Fourth place advanced bunnyhugger a little bit in the rankings for women's state championship (open); not enough to get her above the top-eight cut, but enough to lift her above the person who's (at the moment of writing this) in 11th place. Third place --- taking DG's position --- wouldn't have got her above the cut either, although DMC's first place would have. And there's more open tournaments to come. Pinball At The Zoo is next month and is everyone's chance to upset everything.
I tried to close off my pinball-stream commentary by saying that for the CBS radio network I was Ray Goulding reminding you to hang by your thumbs, and turned to PCL saying he was ... not aware we were going to be making up names for this. I told Chat (nobody was chatting) to tell PCL who Bob and Ray were, and also for Chat to look up who Bob and Ray were. I know I got the line wrong but I also figured nobody was going to call me on it.
We got home past midnight, needing to eat quickly and pass out.
Back now to the Kings Island postscript to our trip.

Banshee was closed as expected.
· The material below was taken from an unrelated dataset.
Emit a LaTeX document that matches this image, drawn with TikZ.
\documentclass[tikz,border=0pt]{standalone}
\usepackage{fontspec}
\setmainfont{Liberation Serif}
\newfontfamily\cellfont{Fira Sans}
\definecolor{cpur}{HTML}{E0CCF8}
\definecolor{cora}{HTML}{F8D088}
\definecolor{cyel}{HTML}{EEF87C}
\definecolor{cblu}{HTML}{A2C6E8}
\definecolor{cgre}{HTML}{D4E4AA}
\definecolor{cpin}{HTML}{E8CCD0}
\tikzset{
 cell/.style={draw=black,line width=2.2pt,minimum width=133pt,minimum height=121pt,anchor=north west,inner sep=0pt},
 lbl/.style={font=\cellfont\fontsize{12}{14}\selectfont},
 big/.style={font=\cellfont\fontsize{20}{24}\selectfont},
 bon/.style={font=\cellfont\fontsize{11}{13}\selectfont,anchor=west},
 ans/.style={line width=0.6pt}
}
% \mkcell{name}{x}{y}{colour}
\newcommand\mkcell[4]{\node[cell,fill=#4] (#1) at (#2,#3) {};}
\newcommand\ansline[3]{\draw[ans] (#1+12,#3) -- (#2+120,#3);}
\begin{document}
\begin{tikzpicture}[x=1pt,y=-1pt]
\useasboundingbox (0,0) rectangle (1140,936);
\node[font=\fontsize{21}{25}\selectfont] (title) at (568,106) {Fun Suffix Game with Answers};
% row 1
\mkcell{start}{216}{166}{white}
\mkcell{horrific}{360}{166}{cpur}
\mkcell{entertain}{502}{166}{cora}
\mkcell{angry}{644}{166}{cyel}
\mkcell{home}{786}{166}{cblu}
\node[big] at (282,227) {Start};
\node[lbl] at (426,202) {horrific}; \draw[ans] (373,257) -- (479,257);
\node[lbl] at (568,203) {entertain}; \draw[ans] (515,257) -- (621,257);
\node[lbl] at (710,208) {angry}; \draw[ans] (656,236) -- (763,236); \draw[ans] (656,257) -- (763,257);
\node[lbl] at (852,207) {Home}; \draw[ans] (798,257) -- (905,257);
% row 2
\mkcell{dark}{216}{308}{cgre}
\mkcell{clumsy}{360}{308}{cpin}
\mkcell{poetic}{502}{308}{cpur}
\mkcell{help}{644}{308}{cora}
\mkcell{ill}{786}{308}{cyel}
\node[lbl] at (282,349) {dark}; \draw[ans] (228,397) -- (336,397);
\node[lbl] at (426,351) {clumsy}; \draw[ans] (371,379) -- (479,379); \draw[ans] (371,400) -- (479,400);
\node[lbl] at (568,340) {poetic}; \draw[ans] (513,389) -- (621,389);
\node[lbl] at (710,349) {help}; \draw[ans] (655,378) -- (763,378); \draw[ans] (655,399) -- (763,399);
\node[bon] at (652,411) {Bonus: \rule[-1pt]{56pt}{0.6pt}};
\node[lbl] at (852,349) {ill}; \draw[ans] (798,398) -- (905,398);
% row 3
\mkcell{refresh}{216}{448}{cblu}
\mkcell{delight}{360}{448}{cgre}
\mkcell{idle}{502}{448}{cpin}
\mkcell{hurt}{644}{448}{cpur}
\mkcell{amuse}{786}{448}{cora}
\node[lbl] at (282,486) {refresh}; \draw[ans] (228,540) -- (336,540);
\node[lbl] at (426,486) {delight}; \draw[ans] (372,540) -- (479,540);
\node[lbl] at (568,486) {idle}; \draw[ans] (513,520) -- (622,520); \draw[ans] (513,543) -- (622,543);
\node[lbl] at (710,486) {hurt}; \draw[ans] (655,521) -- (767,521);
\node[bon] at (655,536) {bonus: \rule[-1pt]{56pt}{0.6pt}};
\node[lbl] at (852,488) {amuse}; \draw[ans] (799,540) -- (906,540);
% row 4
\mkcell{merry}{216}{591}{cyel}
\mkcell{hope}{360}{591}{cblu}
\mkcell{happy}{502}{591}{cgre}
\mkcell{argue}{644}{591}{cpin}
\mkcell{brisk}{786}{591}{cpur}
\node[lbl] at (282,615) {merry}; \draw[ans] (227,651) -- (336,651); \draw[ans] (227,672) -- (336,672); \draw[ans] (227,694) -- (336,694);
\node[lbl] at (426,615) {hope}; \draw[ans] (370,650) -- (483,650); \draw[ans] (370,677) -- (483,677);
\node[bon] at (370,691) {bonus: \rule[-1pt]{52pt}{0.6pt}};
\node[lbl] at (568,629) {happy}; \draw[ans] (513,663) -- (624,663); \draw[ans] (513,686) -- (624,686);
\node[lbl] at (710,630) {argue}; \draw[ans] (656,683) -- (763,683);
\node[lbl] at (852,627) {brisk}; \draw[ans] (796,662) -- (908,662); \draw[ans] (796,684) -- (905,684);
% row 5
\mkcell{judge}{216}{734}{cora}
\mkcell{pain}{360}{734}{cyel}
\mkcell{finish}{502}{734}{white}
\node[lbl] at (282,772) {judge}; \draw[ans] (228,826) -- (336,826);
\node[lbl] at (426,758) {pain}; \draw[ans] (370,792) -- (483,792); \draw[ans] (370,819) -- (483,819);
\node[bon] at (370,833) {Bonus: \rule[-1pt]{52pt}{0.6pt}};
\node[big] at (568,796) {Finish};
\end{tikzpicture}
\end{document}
Here's the start of the hilariously long queue to The Bat, made in a fashion that can only be described as ``Roller Coaster Tycoon player getting the hang of the queue system''.
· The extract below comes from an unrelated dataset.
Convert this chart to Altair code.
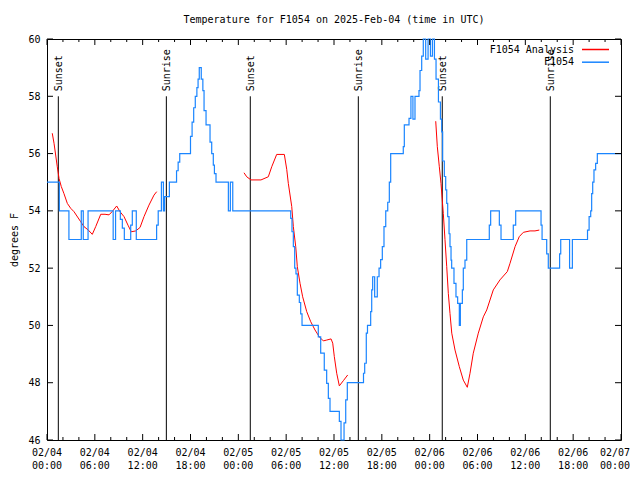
import altair as alt
import pandas as pd

FONT = "DejaVu Sans Mono"
BLUE = "#1a85ff"
RED = "#ff0000"
W, H = 574, 401

# ---- data: hours since 2025-02-04 00:00 UTC ----
obs_hours = [0.0, 1.55, 2.75, 4.3, 4.55, 5.15, 8.3, 8.6, 9.2, 9.45, 9.7, 10.5, 10.7, 11.2,
             13.75, 13.95, 14.35, 14.6, 14.75, 15.35, 16.25, 16.45, 16.65, 18.0, 18.2,
             18.4, 18.6, 18.8, 18.95, 19.1, 19.35, 19.55, 19.7, 19.95, 20.45, 20.66, 20.86, 21.0,
             21.2, 22.75, 23.0, 23.3, 30.57, 30.73, 30.9, 31.07, 31.23, 31.4, 31.65,
             31.82, 31.99, 34.03, 34.33, 34.78, 35.08, 35.29, 35.5, 36.67, 36.88, 37.26, 37.47,
             37.67, 39.7, 39.85, 40.05, 40.2, 40.6, 40.73, 40.85, 41.1, 41.43, 41.65, 41.85, 42.06,
             42.27, 42.49, 42.74, 42.94, 43.11, 44.69, 44.82, 45.41, 45.65, 45.9, 46.16, 46.66,
             46.79, 47.0, 47.2, 47.5, 47.8, 48.1, 48.35, 48.6, 48.8,
             49.1, 49.35, 49.51, 49.63, 49.84, 50.01, 50.14, 50.26, 50.43, 50.55, 50.68,
             50.76, 51.05, 51.3, 51.51, 51.72, 51.85, 52.1, 52.22, 52.43, 52.65, 55.48, 55.65,
             56.74, 56.95, 58.49, 58.79, 61.97, 62.1, 62.68, 62.88, 64.3, 64.44, 65.55, 65.9,
             67.8, 68.0, 68.2, 68.32, 68.45, 68.61, 68.82, 69.03, 72.0]
obs_temps = [55, 54, 53, 54, 53, 54, 53, 54, 53.7, 53.4, 53, 53.5, 54, 53,
             53.5, 54, 55, 54, 54.5, 55, 55.4, 55.7, 56, 56.6, 57.1,
             57.6, 58.0, 58.3, 58.6, 59.0, 58.6, 58.2, 57.5, 57.0, 56.4, 56.0, 55.6, 55.3,
             55.0, 54, 55, 54, 53.74, 53.27, 52.75, 52.0, 51.8, 51.06, 50.8,
             50.4, 50.0, 49.6, 49.03, 48.44, 47.98, 47.45, 47.0, 46.65, 46.0, 46.6, 47.4,
             48.0, 48.33, 48.68, 49.73, 50.0, 50.48, 51.24, 51.7, 51.0, 51.7, 52.0, 52.3, 52.75,
             53.45, 54.0, 54.3, 55.0, 56.0, 56.24, 57.0, 57.23, 58.0, 57.2, 58.0, 58.2,
             58.9, 59.4, 60.0, 59.3, 60.0, 59.4, 60.0, 59.3, 58.6,
             57.8, 57.2, 56.76, 55.74, 55.2, 54.73, 54.26, 53.8, 53.2, 52.75, 52.28,
             52.0, 51.47, 51.0, 50.77, 50.0, 50.77, 51.24, 52.0, 52.28, 53.0, 53.5, 54.0,
             53.5, 53.0, 53.5, 54.0, 53.5, 53.0, 52.5, 52.0, 52.5, 53.0, 52.0, 53.0,
             53.33, 53.8, 54.0, 54.6, 55.0, 55.43, 55.66, 56.0, 56.0]

an1_hours = [0.66, 0.88, 1.29, 1.51, 1.79, 2.13, 2.55, 2.97, 3.39, 4.23, 4.64, 5.18, 5.68, 6.11,
             6.74, 7.28, 7.78, 8.19, 8.74, 9.16, 9.66, 10.16, 10.57, 11.13, 11.67, 12.17, 12.79,
             13.42, 13.76]
an1_temps = [56.71, 56.36, 55.54, 55.13, 54.85, 54.6, 54.26, 54.09, 53.97, 53.62, 53.45, 53.33,
             53.18, 53.45, 53.88, 53.88, 53.86, 53.98, 54.17, 53.97, 53.8, 53.5, 53.27, 53.3,
             53.42, 53.8, 54.2, 54.55, 54.67]
an2_hours = [24.71, 25.05, 25.59, 26.84, 27.76, 28.19, 28.81, 29.77, 30.07, 30.27, 30.70, 30.90,
             31.20, 31.40, 31.74, 32.07, 32.58, 33.08, 33.62, 34.16, 34.66, 35.09, 35.63, 35.84,
             36.04, 36.34, 36.67, 37.17, 37.72]
an2_temps = [55.33, 55.19, 55.08, 55.08, 55.19, 55.54, 55.97, 55.97, 55.45, 54.96, 54.15, 53.45,
             52.75, 52.05, 51.47, 51.0, 50.48, 50.13, 49.84, 49.6, 49.46, 49.49, 49.53, 49.38,
             48.91, 48.33, 47.89, 48.07, 48.27]
an3_hours = [48.76, 48.96, 49.21, 49.42, 49.71, 49.92, 50.14, 50.34, 50.55, 50.77, 51.18, 51.72,
             52.22, 52.72, 53.06, 53.47, 54.10, 54.73, 55.16, 55.98, 56.82, 57.74, 58.08, 58.71,
             59.24, 59.75, 60.59, 61.21, 61.75]
an3_temps = [57.13, 56.24, 55.54, 54.96, 53.91, 53.0, 52.05, 51.12, 50.42, 49.73, 49.14, 48.56,
             48.09, 47.84, 48.33, 49.03, 49.73, 50.3, 50.54, 51.24, 51.59, 51.88, 52.17, 52.75,
             53.1, 53.25, 53.3, 53.3, 53.33]

sun_hours = [1.42, 14.97, 25.5, 39.05, 49.58, 63.13]
sun_labels = ["Sunset", "Sunrise", "Sunset", "Sunrise", "Sunset", "Sunrise"]
SUN_TOP, SUN_BOTTOM = 58, 46

tick_hours = list(range(0, 73, 6))
tick_dates = ["02/04"] * 4 + ["02/05"] * 4 + ["02/06"] * 4 + ["02/07"]
tick_times = ["00:00", "06:00", "12:00", "18:00"] * 3 + ["00:00"]
minor_hours = [h for h in range(0, 73, 2) if h % 6]
y_ticks = list(range(46, 61, 2))

series_names = ["F1054 Analysis", "F1054"]
series_colors = [RED, BLUE]

# ---- frames ----
obs_df = pd.DataFrame({"h": obs_hours, "t": obs_temps})
an_df = pd.concat([
    pd.DataFrame({"h": an1_hours, "t": an1_temps, "seg": 1}),
    pd.DataFrame({"h": an2_hours, "t": an2_temps, "seg": 2}),
    pd.DataFrame({"h": an3_hours, "t": an3_temps, "seg": 3}),
], ignore_index=True)
sun_df = pd.DataFrame({"h": sun_hours, "label": sun_labels,
                       "top": SUN_TOP, "bottom": SUN_BOTTOM})
xlab_df = pd.DataFrame({"h": tick_hours, "d": tick_dates, "tm": tick_times})
major_df = pd.DataFrame({"h": tick_hours})
minor_df = pd.DataFrame({"h": minor_hours})
ytick_df = pd.DataFrame({"v": y_ticks})

xscale = alt.Scale(domain=[0, 72], nice=False, zero=False)
yscale = alt.Scale(domain=[46, 60], nice=False, zero=False)

yaxis = alt.Axis(values=y_ticks, ticks=False, domain=False, grid=False,
                 labelFont=FONT, labelFontSize=10, labelColor="black", labelPadding=7,
                 title="degrees F", titleFont=FONT, titleFontSize=10, titleFontWeight="normal",
                 titleColor="black", titleX=-33, titleY=H / 2, titleAngle=270,
                 titleAlign="center", titleBaseline="middle")


def X():
    return alt.X("h:Q", scale=xscale, axis=None)


def Y(f):
    return alt.Y(f"{f}:Q", scale=yscale, axis=yaxis)


sun_rules = alt.Chart(sun_df).mark_rule(color="black", strokeWidth=1).encode(
    x=X(), y=Y("top"), y2="bottom:Q")
sun_text = alt.Chart(sun_df).mark_text(angle=270, align="left", baseline="middle", dx=5, dy=1,
                                       font=FONT, fontSize=10, color="black").encode(
    x=X(), y=Y("top"), text="label:N")

red = alt.Chart(an_df).mark_line(color=RED, strokeWidth=1).encode(
    x=X(), y=Y("t"), detail="seg:N")
blue = alt.Chart(obs_df).mark_line(color=BLUE, strokeWidth=1.2, interpolate="step-after").encode(
    x=X(), y=Y("t"))

layers = [sun_rules, sun_text, red, blue]

# inward ticks (gnuplot style)
for df, ln in [(major_df, 6), (minor_df, 3)]:
    layers.append(alt.Chart(df).mark_rule(color="black").encode(
        x=X(), y=alt.value(H), y2=alt.value(H - ln)))
    layers.append(alt.Chart(df).mark_rule(color="black").encode(
        x=X(), y=alt.value(0), y2=alt.value(ln)))
layers.append(alt.Chart(ytick_df).mark_rule(color="black").encode(
    y=Y("v"), x=alt.value(0), x2=alt.value(6)))
layers.append(alt.Chart(ytick_df).mark_rule(color="black").encode(
    y=Y("v"), x=alt.value(W), x2=alt.value(W - 6)))

# x tick labels (two lines); the last one nudged left to stay on the page
for part, shift in [(xlab_df.iloc[:-1], 0), (xlab_df.iloc[-1:], -6)]:
    for col, off in [("d", 13), ("tm", 26)]:
        layers.append(alt.Chart(part).mark_text(baseline="middle", font=FONT, fontSize=10,
                                                color="black", dx=shift).encode(
            x=X(), y=alt.value(H + off), text=f"{col}:N"))

# legend (text left of sample, gnuplot style)
for i, (name, col) in enumerate(zip(series_names, series_colors)):
    ldf = pd.DataFrame({"name": [name]})
    layers.append(alt.Chart(ldf).mark_text(align="right", baseline="middle", font=FONT,
                                           fontSize=10, color="black").encode(
        x=alt.value(527), y=alt.value(11 + 12.3 * i), text="name:N"))
    layers.append(alt.Chart(ldf).mark_rule(color=col, strokeWidth=1.5).encode(
        x=alt.value(535), x2=alt.value(562), y=alt.value(10.5 + 12.7 * i)))

chart = alt.layer(*layers).properties(
    width=W, height=H,
    title=alt.TitleParams("Temperature for F1054 on 2025-Feb-04 (time in UTC)", font=FONT,
                          fontSize=10, fontWeight="normal", color="black", anchor="middle",
                          offset=9),
    autosize=alt.AutoSizeParams(type="none"),
    padding={"left": 39, "top": 31, "right": 11, "bottom": 31},
    background="white",
).configure_view(stroke="black", strokeWidth=1)

chart.save("out.html", embed_options={"renderer": "svg", "actions": False})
Here's the path going down the hill and leading over to the launch station.

And here we are looking up at the braking run; the station's up those stairs in the foreground on the left.

Noticed underneath they had not just a boom but an Ultra Boom.

And here's The Bat doing that swinging that makes suspended coasters like it and Cedar Point's Iron Dragon and Chessington's Vampire and Canada's Wonderland's Vortex so much fun.

And here's a good look at the track above The Bat's train, and how it's held on tight and there's little bags to scoop any grease or whatever that might be squeezed off the track by the wheels.
Trivia: After local Boston radio, Bob and Ray appeared on NBC, then ABC, then Mutual, then CBS, then NBC's Monitor, and finally on NPR, a circuit of all network radio Source: On The Air: The Encyclopedia of Old-Time Radio, John Dunning.
Currently Reading: Seriously Curious: The Facts and Figures That Turn Our World Upside-Down, Editor Tom Standage.